Copy out the listing in full, exactly as written, but not its pictures.

(Rows from a dataset of charts and code)
◇ ◇ ◇ ◇ ◇ ◇ ◇

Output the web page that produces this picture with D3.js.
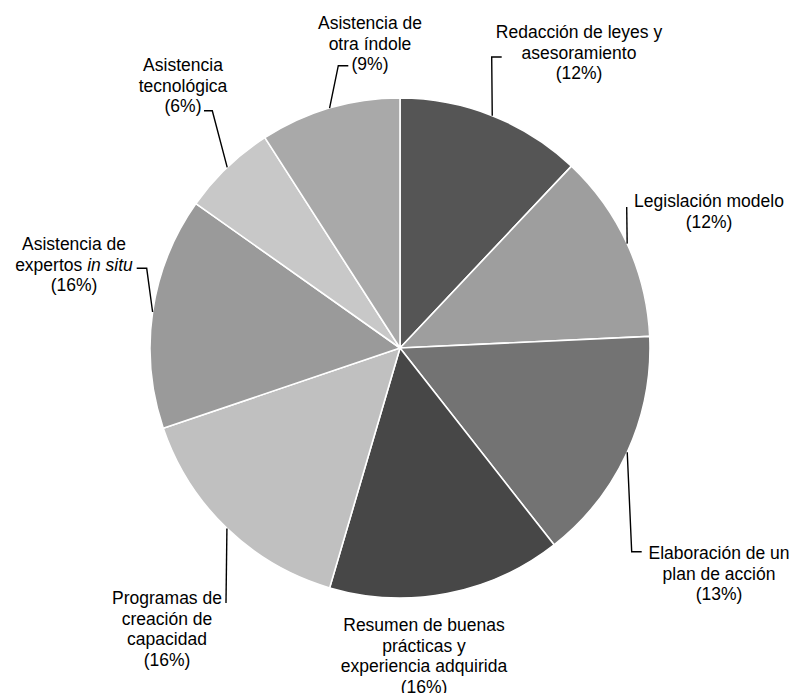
<!DOCTYPE html>
<html>
<head>
<meta charset="utf-8">
<script src="https://cdn.jsdelivr.net/npm/d3@7"></script>
<style>
  html, body { margin: 0; padding: 0; background: #fff; }
  svg { display: block; }
  text { font-family: "Liberation Sans", Arial, sans-serif; font-size: 17.5px; fill: #000; }
</style>
</head>
<body>
<svg id="chart" width="793" height="693"></svg>
<script>
// ---- data ----
const categories = [
  "Redacción de leyes y asesoramiento",
  "Legislación modelo",
  "Elaboración de un plan de acción",
  "Resumen de buenas prácticas y experiencia adquirida",
  "Programas de creación de capacidad",
  "Asistencia de expertos in situ",
  "Asistencia tecnológica",
  "Asistencia de otra índole"
];
const values = [12.03, 12.23, 15.17, 15.11, 15.26, 15.00, 6.11, 9.09];
const pctLabels = ["(12%)", "(12%)", "(13%)", "(16%)", "(16%)", "(16%)", "(6%)", "(9%)"];
const labelLines = [
  [["Redacción de leyes y"], ["asesoramiento"]],
  [["Legislación modelo"]],
  [["Elaboración de un"], ["plan de acción"]],
  [["Resumen de buenas"], ["prácticas y"], ["experiencia adquirida"]],
  [["Programas de"], ["creación de"], ["capacidad"]],
  [["Asistencia de"], ["expertos ", "in situ"]],
  [["Asistencia"], ["tecnológica"]],
  [["Asistencia de"], ["otra índole"]]
];

// ---- layout / style ----
const colors = ["#555555", "#9e9e9e", "#737373", "#474747", "#c0c0c0", "#9a9a9a", "#c8c8c8", "#a9a9a9"];
const cx = 400, cy = 348, R = 250;
const lineH = 20.7;
const labelPos = [
  {x: 579, y: 38},
  {x: 709, y: 207},
  {x: 719, y: 559},
  {x: 424, y: 631},
  {x: 167, y: 604},
  {x: 74,  y: 250},
  {x: 183, y: 71},
  {x: 370, y: 29}
];
const leaderPts = [
  [[491.7, 57], [501.7, 57]],
  [[626.7, 207]],
  [[631.7, 551.7], [641.7, 551.7]],
  null,
  [[226, 603]],
  [[146.7, 268.3], [136.7, 268.3]],
  [[212.3, 110.7], [204, 110.7]],
  [[338.3, 65.7], [348.3, 65.7]]
];

const svg = d3.select("#chart");
const g = svg.append("g").attr("transform", `translate(${cx},${cy})`);

const pie = d3.pie().sort(null).value(d => d);
const arcs = pie(values);
const arc = d3.arc().innerRadius(0).outerRadius(R);

g.selectAll("path.slice")
  .data(arcs)
  .join("path")
  .attr("class", "slice")
  .attr("d", arc)
  .attr("fill", (d, i) => colors[i])
  .attr("stroke", "#ffffff")
  .attr("stroke-width", 1.6)
  .attr("stroke-linejoin", "round");

// leader lines from slice mid-angle on the rim
arcs.forEach((a, i) => {
  const pts = leaderPts[i];
  if (!pts) return;
  const mid = (a.startAngle + a.endAngle) / 2;
  const ex = cx + R * Math.sin(mid);
  const ey = cy - R * Math.cos(mid);
  const all = [[ex, ey]].concat(pts);
  svg.append("path")
    .attr("d", d3.line()(all))
    .attr("fill", "none")
    .attr("stroke", "#000")
    .attr("stroke-width", 1.4);
});

// labels
categories.forEach((c, i) => {
  const p = labelPos[i];
  const t = svg.append("text")
    .attr("text-anchor", "middle")
    .attr("x", p.x)
    .attr("y", p.y);
  const lines = labelLines[i].concat([[pctLabels[i]]]);
  lines.forEach((parts, li) => {
    parts.forEach((part, pi) => {
      const ts = t.append("tspan").text(part);
      if (pi === 0) ts.attr("x", p.x).attr("y", p.y + li * lineH);
      if (pi === 1) ts.attr("font-style", "italic");
    });
  });
});
</script>
</body>
</html>
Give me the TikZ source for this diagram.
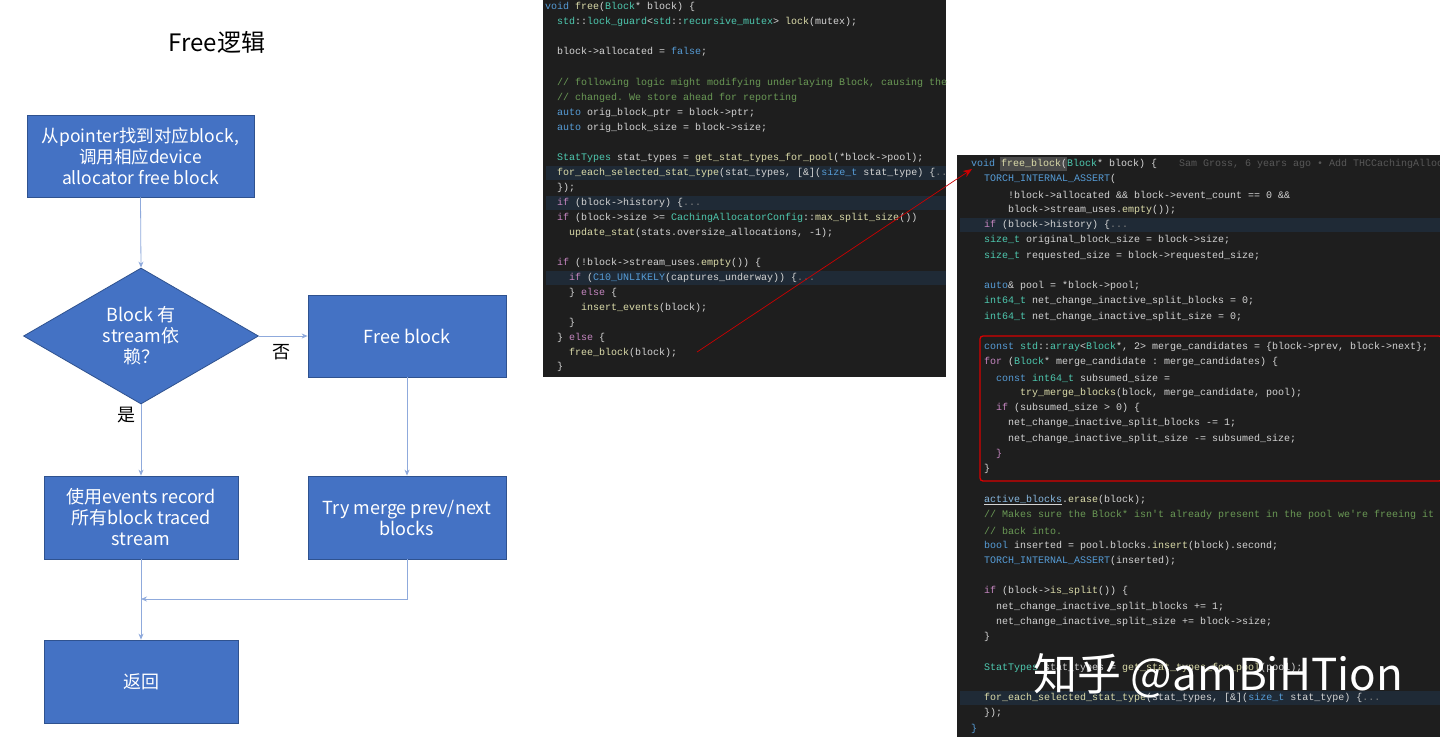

◇ ◇ ◇ ◇ ◇ ◇ ◇

Answer in full
Output the web page that produces this picture with D3.js.
<!DOCTYPE html>
<html>
<head>
<meta charset="utf-8">
<script src="https://cdn.jsdelivr.net/npm/d3@7"></script>
<style>
  html, body { margin: 0; padding: 0; background: #fff; }
  svg { display: block; }
  text { font-family: "Liberation Sans", Arial, sans-serif; font-size: 17.5px; fill: #000; }
</style>
</head>
<body>
<svg id="chart" width="793" height="693"></svg>
<script>
// ---- data ----
const categories = [
  "Redacción de leyes y asesoramiento",
  "Legislación modelo",
  "Elaboración de un plan de acción",
  "Resumen de buenas prácticas y experiencia adquirida",
  "Programas de creación de capacidad",
  "Asistencia de expertos in situ",
  "Asistencia tecnológica",
  "Asistencia de otra índole"
];
const values = [12.03, 12.23, 15.17, 15.11, 15.26, 15.00, 6.11, 9.09];
const pctLabels = ["(12%)", "(12%)", "(13%)", "(16%)", "(16%)", "(16%)", "(6%)", "(9%)"];
const labelLines = [
  [["Redacción de leyes y"], ["asesoramiento"]],
  [["Legislación modelo"]],
  [["Elaboración de un"], ["plan de acción"]],
  [["Resumen de buenas"], ["prácticas y"], ["experiencia adquirida"]],
  [["Programas de"], ["creación de"], ["capacidad"]],
  [["Asistencia de"], ["expertos ", "in situ"]],
  [["Asistencia"], ["tecnológica"]],
  [["Asistencia de"], ["otra índole"]]
];

// ---- layout / style ----
const colors = ["#555555", "#9e9e9e", "#737373", "#474747", "#c0c0c0", "#9a9a9a", "#c8c8c8", "#a9a9a9"];
const cx = 400, cy = 348, R = 250;
const lineH = 20.7;
const labelPos = [
  {x: 579, y: 38},
  {x: 709, y: 207},
  {x: 719, y: 559},
  {x: 424, y: 631},
  {x: 167, y: 604},
  {x: 74,  y: 250},
  {x: 183, y: 71},
  {x: 370, y: 29}
];
const leaderPts = [
  [[491.7, 57], [501.7, 57]],
  [[626.7, 207]],
  [[631.7, 551.7], [641.7, 551.7]],
  null,
  [[226, 603]],
  [[146.7, 268.3], [136.7, 268.3]],
  [[212.3, 110.7], [204, 110.7]],
  [[338.3, 65.7], [348.3, 65.7]]
];

const svg = d3.select("#chart");
const g = svg.append("g").attr("transform", `translate(${cx},${cy})`);

const pie = d3.pie().sort(null).value(d => d);
const arcs = pie(values);
const arc = d3.arc().innerRadius(0).outerRadius(R);

g.selectAll("path.slice")
  .data(arcs)
  .join("path")
  .attr("class", "slice")
  .attr("d", arc)
  .attr("fill", (d, i) => colors[i])
  .attr("stroke", "#ffffff")
  .attr("stroke-width", 1.6)
  .attr("stroke-linejoin", "round");

// leader lines from slice mid-angle on the rim
arcs.forEach((a, i) => {
  const pts = leaderPts[i];
  if (!pts) return;
  const mid = (a.startAngle + a.endAngle) / 2;
  const ex = cx + R * Math.sin(mid);
  const ey = cy - R * Math.cos(mid);
  const all = [[ex, ey]].concat(pts);
  svg.append("path")
    .attr("d", d3.line()(all))
    .attr("fill", "none")
    .attr("stroke", "#000")
    .attr("stroke-width", 1.4);
});

// labels
categories.forEach((c, i) => {
  const p = labelPos[i];
  const t = svg.append("text")
    .attr("text-anchor", "middle")
    .attr("x", p.x)
    .attr("y", p.y);
  const lines = labelLines[i].concat([[pctLabels[i]]]);
  lines.forEach((parts, li) => {
    parts.forEach((part, pi) => {
      const ts = t.append("tspan").text(part);
      if (pi === 0) ts.attr("x", p.x).attr("y", p.y + li * lineH);
      if (pi === 1) ts.attr("font-style", "italic");
    });
  });
});
</script>
</body>
</html>
Give me the TikZ source for this diagram.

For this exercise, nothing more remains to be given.